▶ Data shown:
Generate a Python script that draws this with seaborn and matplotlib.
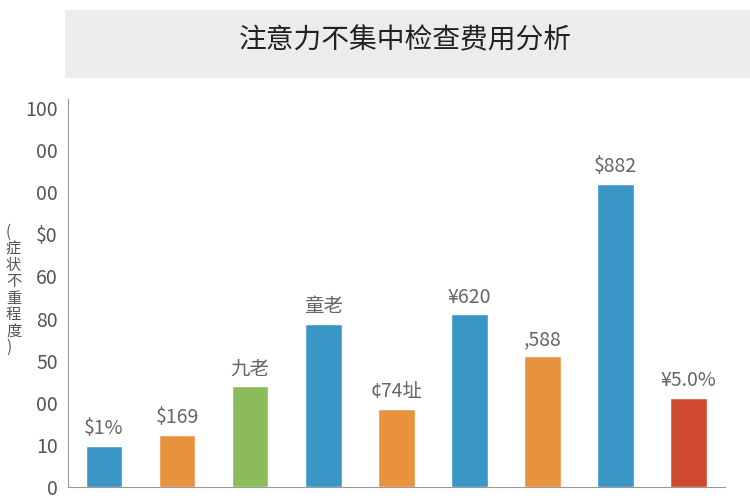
import matplotlib.pyplot as plt
import seaborn as sns
import pandas as pd
from matplotlib.patches import Rectangle

categories = ["A", "B", "C", "D", "E", "F", "G", "H", "I"]
values = [0.98, 1.24, 2.4, 3.88, 1.86, 4.1, 3.1, 7.2, 2.12]
bar_labels = ["$1%", "$169", "九老", "童老", "¢74址", "¥620", ",588", "$882", "¥5.0%"]
colors = ["#3a96c4", "#e8923e", "#8cbb5a", "#3a96c4", "#e8923e",
          "#3a96c4", "#e8923e", "#3a96c4", "#cf4a2e"]
tick_labels = ["0", "10", "00", "50", "80", "60", "$0", "00", "00", "100"]

sns.set_style("white")
plt.rcParams['font.family'] = ['Noto Sans CJK SC', 'DejaVu Sans']

df = pd.DataFrame({"cat": categories, "val": values})
fig = plt.figure(figsize=(7.5, 5), dpi=100)
ax = fig.add_axes([0.09, 0.026, 0.877, 0.775])
sns.barplot(data=df, x="cat", y="val", hue="cat", palette=colors, legend=False,
            width=0.5, saturation=1, ax=ax)
for i, (v, t) in enumerate(zip(values, bar_labels)):
    ax.text(i, v + 0.15, t, ha="center", va="bottom", fontsize=14, color="#666666")

ax.set_ylim(0, 9.2)
ax.set_yticks(range(10))
ax.set_yticklabels(tick_labels, fontsize=14, color="#555555")
ax.set_xticks([])
ax.set_xlabel("")
ax.set_ylabel("")
for s in ["top", "right"]:
    ax.spines[s].set_visible(False)
ax.spines["left"].set_color("#999999")
ax.spines["bottom"].set_color("#999999")
ax.yaxis.grid(False)

fig.text(0.008, 0.42, "(\n症\n状\n不\n重\n程\n度\n)", fontsize=11, color="#555555",
         va="center", ha="left", linespacing=0.95)
fig.patches.append(Rectangle((0.087, 0.844), 0.913, 0.136, transform=fig.transFigure,
                             facecolor="#ececec", edgecolor="none"))
fig.text(0.54, 0.92, "注意力不集中检查费用分析", fontsize=20, ha="center", va="center",
         color="#222222")
fig.savefig("out.png")
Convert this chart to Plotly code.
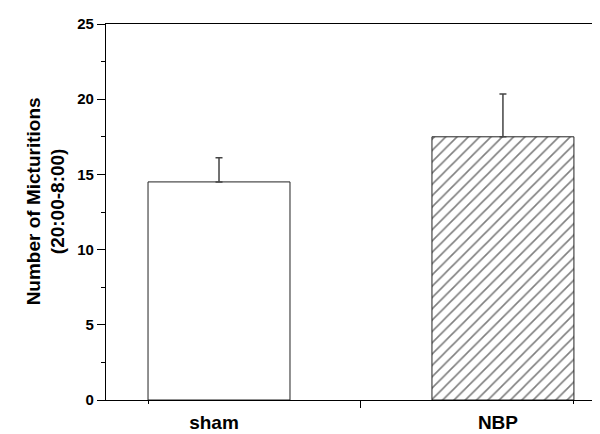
import plotly.graph_objects as go

categories = ["sham", "NBP"]
positions = [1, 2]
means = [14.5, 17.5]
errors = [1.6, 2.85]
y_ticks = [0, 5, 10, 15, 20, 25]
y_tick_labels = ["0", "5", "10", "15", "20", "25"]

FONT = "Liberation Sans, Arial, sans-serif"

fig = go.Figure()

fig.add_trace(go.Bar(
    x=positions[:1], y=means[:1], width=0.5,
    marker=dict(color="white", line=dict(color="#222222", width=1)),
    error_y=dict(type="data", symmetric=False, array=errors[:1], arrayminus=[0],
                 color="#444444", thickness=1.5, width=3.5),
    showlegend=False, hoverinfo="skip",
))
fig.add_trace(go.Bar(
    x=positions[1:], y=means[1:], width=0.5,
    marker=dict(color="white", line=dict(color="#222222", width=1),
                pattern=dict(shape="/", fgcolor="#000000", bgcolor="white",
                             size=8, solidity=0.2)),
    error_y=dict(type="data", symmetric=False, array=errors[1:], arrayminus=[0],
                 color="#444444", thickness=1.5, width=3.5),
    showlegend=False, hoverinfo="skip",
))
# invisible trace to carry the tick-only overlay axis
fig.add_trace(go.Scatter(x=[], y=[], xaxis="x2", yaxis="y", showlegend=False,
                         hoverinfo="skip"))

xr = [0.602, 2.370]

fig.update_layout(
    width=600, height=434,
    margin=dict(l=98, r=0, t=16, b=42),
    paper_bgcolor="white", plot_bgcolor="white",
    font=dict(family=FONT, color="black"),
    xaxis=dict(
        range=xr, showgrid=False, zeroline=False,
        showline=True, linecolor="black", linewidth=1.3, mirror=True,
        tickmode="array", tickvals=positions, ticktext=categories,
        ticks="", ticklabelstandoff=5, ticklabelshift=-5,
        tickfont=dict(family=FONT, size=19, color="black", weight="bold"),
    ),
    xaxis2=dict(
        range=xr, overlaying="x", anchor="y", side="bottom",
        showgrid=False, zeroline=False, showline=False,
        showticklabels=False,
        tickmode="array", tickvals=[1.5], ticks="outside", ticklen=7,
        tickwidth=1.3, tickcolor="black",
        minor=dict(tickmode="array", tickvals=[0.75, 2.25], ticks="outside",
                   ticklen=3, tickwidth=1.3, tickcolor="black"),
    ),
    yaxis=dict(
        range=[0, 25], showgrid=False, zeroline=False,
        showline=True, linecolor="black", linewidth=1.3,
        tickmode="array", tickvals=y_ticks, ticktext=y_tick_labels,
        ticks="outside", ticklen=8, tickwidth=1.3, tickcolor="black",
        minor=dict(dtick=2.5, ticks="outside", ticklen=4, tickwidth=1.3,
                   tickcolor="black", showgrid=False),
        tickfont=dict(family=FONT, size=15, color="black", weight="bold"),
    ),
    annotations=[dict(
        text="Number of Micturitions<br>(20:00-8:00)",
        xref="paper", yref="paper", x=-0.1205, y=0.527,
        xanchor="center", yanchor="middle", textangle=-90, showarrow=False,
        font=dict(family=FONT, size=19, color="black", weight="bold"),
    )],
)

fig.write_html("out.html")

▶ Written task:
From the first line above through the line containing "ax.text(i, v +", copy everything exactly, without the pictures.

▶ Response to the task:
Generate a Python script that draws this with seaborn and matplotlib.
import matplotlib.pyplot as plt
import seaborn as sns
import pandas as pd
from matplotlib.patches import Rectangle

categories = ["A", "B", "C", "D", "E", "F", "G", "H", "I"]
values = [0.98, 1.24, 2.4, 3.88, 1.86, 4.1, 3.1, 7.2, 2.12]
bar_labels = ["$1%", "$169", "九老", "童老", "¢74址", "¥620", ",588", "$882", "¥5.0%"]
colors = ["#3a96c4", "#e8923e", "#8cbb5a", "#3a96c4", "#e8923e",
          "#3a96c4", "#e8923e", "#3a96c4", "#cf4a2e"]
tick_labels = ["0", "10", "00", "50", "80", "60", "$0", "00", "00", "100"]

sns.set_style("white")
plt.rcParams['font.family'] = ['Noto Sans CJK SC', 'DejaVu Sans']

df = pd.DataFrame({"cat": categories, "val": values})
fig = plt.figure(figsize=(7.5, 5), dpi=100)
ax = fig.add_axes([0.09, 0.026, 0.877, 0.775])
sns.barplot(data=df, x="cat", y="val", hue="cat", palette=colors, legend=False,
            width=0.5, saturation=1, ax=ax)
for i, (v, t) in enumerate(zip(values, bar_labels)):
    ax.text(i, v + 0.15, t, ha="center", va="bottom", fontsize=14, color="#666666")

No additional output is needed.